One bone of contention between Nick Clegg and Nigel Farage in yesterday's EU debate was whether or not we'd be better off like Switzerland and Norway; operating outside of the European Union. We've checked three of their claims on the topic from yesterday's exchanges.
"Switzerland and Norway have to pay into the European Union coffers, they have to obey all European Union laws ... no Norwegian or Swiss MEPs or commissioners, they have no passport checks, they have no power whatsoever, all the rules are made by foreigners."
A House of Commons committee concluded in a recent report that both Switzerland and Norway "are in practice obliged to adopt EU legislation over which they have had no effective say," although it is an exaggeration to say that all their rules are made by foreigners.

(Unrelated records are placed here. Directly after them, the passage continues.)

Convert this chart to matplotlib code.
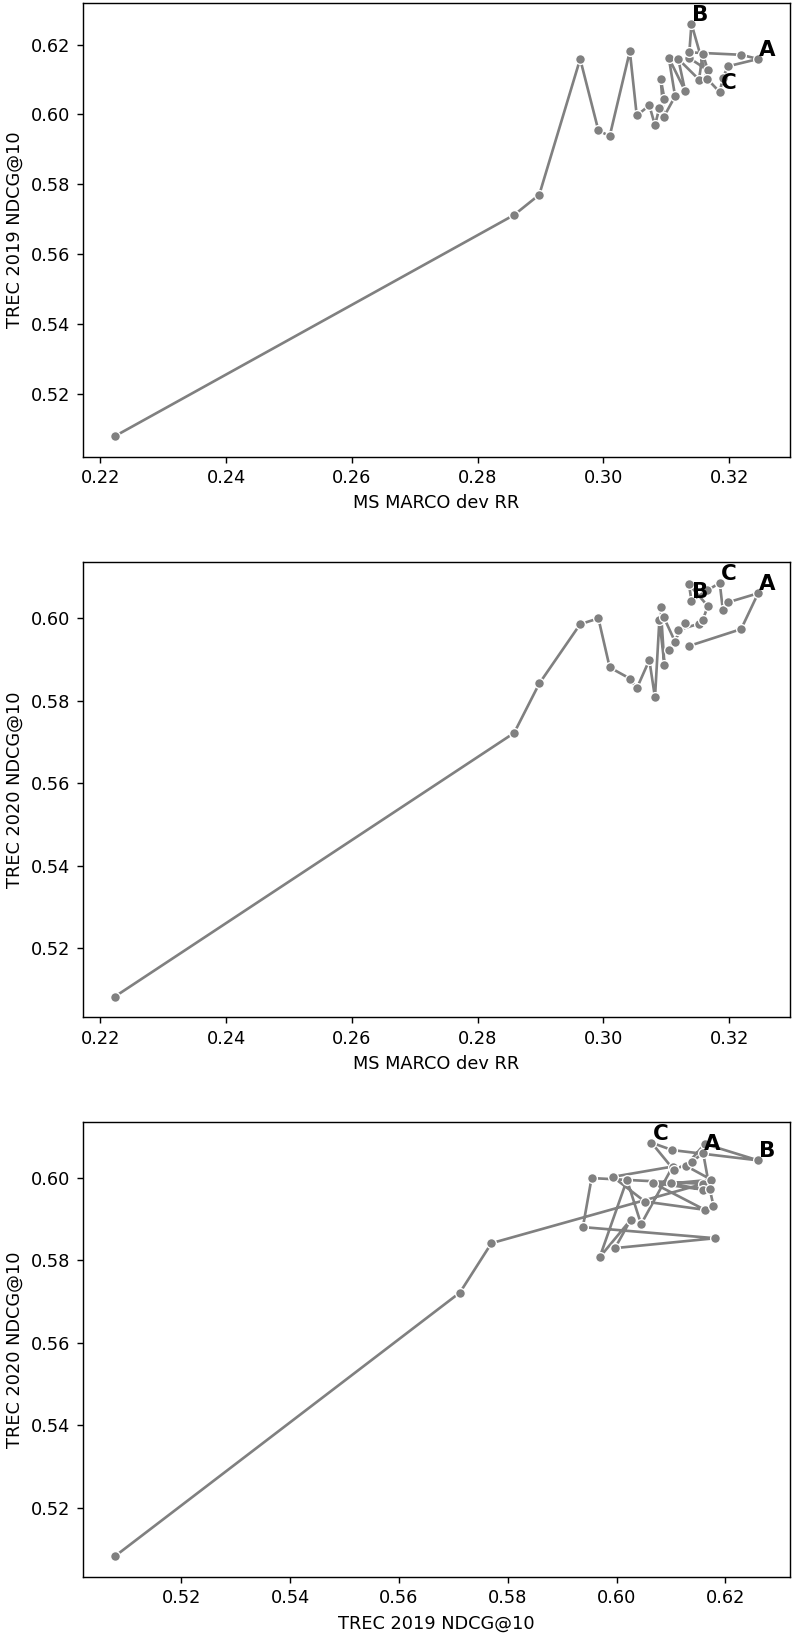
import numpy as np
import matplotlib
matplotlib.use("Agg")
import matplotlib.pyplot as plt

# checkpoints in order: MS MARCO dev RR, TREC 2019 NDCG@10, TREC 2020 NDCG@10
dev_rr = [0.2223, 0.2858, 0.2898, 0.2963, 0.2992, 0.3010, 0.3042, 0.3053,
          0.3073, 0.3082, 0.3089, 0.3097, 0.3091, 0.3096, 0.3114, 0.3104,
          0.3130, 0.3119, 0.3152, 0.3158, 0.3166, 0.3136, 0.3140, 0.3165,
          0.3185, 0.3190, 0.3198, 0.3246, 0.3219, 0.3136]
trec19 = [0.5078, 0.5712, 0.5770, 0.6159, 0.5954, 0.5938, 0.6181, 0.5997,
          0.6026, 0.5969, 0.6019, 0.6045, 0.6103, 0.5993, 0.6052, 0.6162,
          0.6067, 0.6159, 0.6100, 0.6174, 0.6127, 0.6162, 0.6260, 0.6102,
          0.6064, 0.6105, 0.6138, 0.6159, 0.6171, 0.6178]
trec20 = [0.5082, 0.5722, 0.5842, 0.5986, 0.6000, 0.5881, 0.5854, 0.5830,
          0.5899, 0.5808, 0.5996, 0.5888, 0.6028, 0.6003, 0.5943, 0.5923,
          0.5988, 0.5972, 0.5987, 0.5996, 0.6030, 0.6083, 0.6043, 0.6068,
          0.6086, 0.6020, 0.6039, 0.6061, 0.5974, 0.5933]
# labelled checkpoints (index into the lists above)
marks = {"A": 27, "B": 22, "C": 24}

dev_rr = np.array(dev_rr)
trec19 = np.array(trec19)
trec20 = np.array(trec20)

dpi = 128
fig = plt.figure(figsize=(796 / dpi, 1636 / dpi), dpi=dpi)
boxes = [[0.1039, 0.7208, 0.8889, 0.2773],
         [0.1039, 0.3782, 0.8889, 0.2781],
         [0.1039, 0.0361, 0.8889, 0.2781]]
pairs = [(dev_rr, trec19, "MS MARCO dev RR", "TREC 2019 NDCG@10"),
         (dev_rr, trec20, "MS MARCO dev RR", "TREC 2020 NDCG@10"),
         (trec19, trec20, "TREC 2019 NDCG@10", "TREC 2020 NDCG@10")]

for box, (xs, ys, xl, yl) in zip(boxes, pairs):
    ax = fig.add_axes(box)
    ax.plot(xs, ys, '-o', color='gray', lw=1.5, ms=5.5,
            mec='white', mew=0.75)
    for lab, i in marks.items():
        ax.annotate(lab, (xs[i], ys[i]), xytext=(5, 5), textcoords='offset points',
                    ha='center', va='center', fontsize=12, fontweight='bold')
    ax.set_xlabel(xl)
    ax.set_ylabel(yl)

fig.savefig("out.png", dpi=dpi)
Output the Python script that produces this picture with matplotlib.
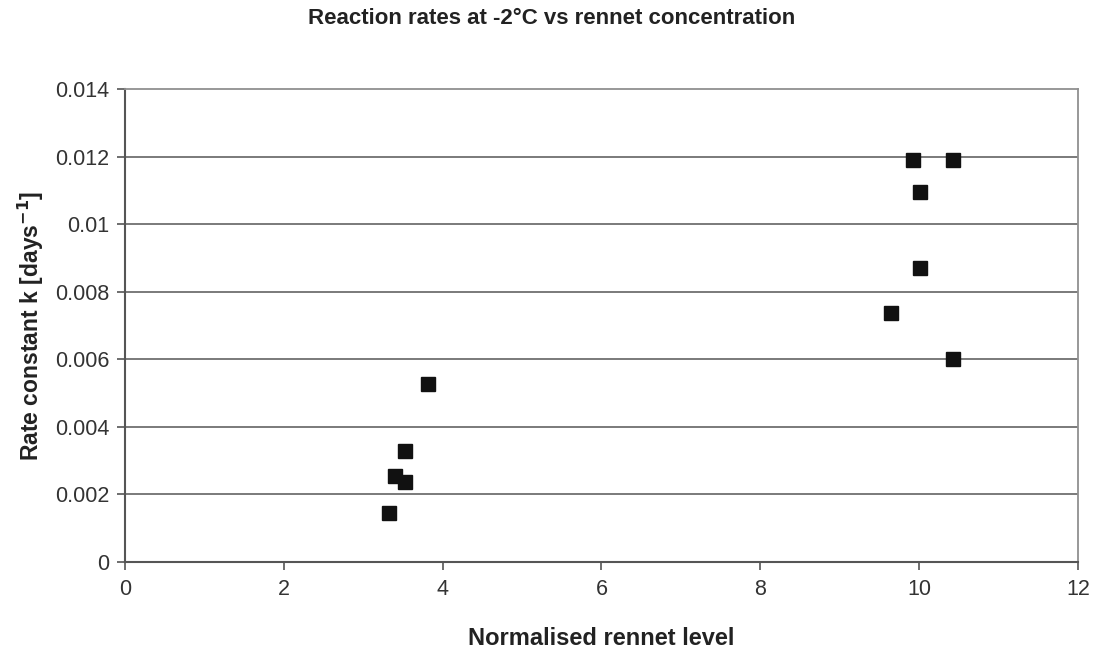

According to the report, the Norwegian Government commissioned an independent review of Norway's agreements with the EU which reported in 2012 that
"the most problematic aspect of Norway's form of association with the EU is the fact that Norway is in practice bound to adopt EU policies and rules [...] without being a member and without voting rights."
It also cites Professor René Schwok of the University of Geneva saying that in practice, the ability of the EEA's non-EU states to opt out of EU legislation is "politically unusable".
As neither is part of the EU, Norway and Switzerland don't have any MEPs or commissioners representing them there. They're also both part of the Schengen Area, which means that although there are custom requirements in place (as they're not in the EU), there are not usually systematic passport controls at the border.
"Both Norway and Switzerland sell about 75% of their overseas goods to European Union countries."
"Switzerland has more Free Trade Agreements with the big economies of the world than we do as part of the European Union"
Switzerland currently has a network of 28 free trade agreements (FTAs) with 38 partners outside the EU. It's in the process of negotiating more.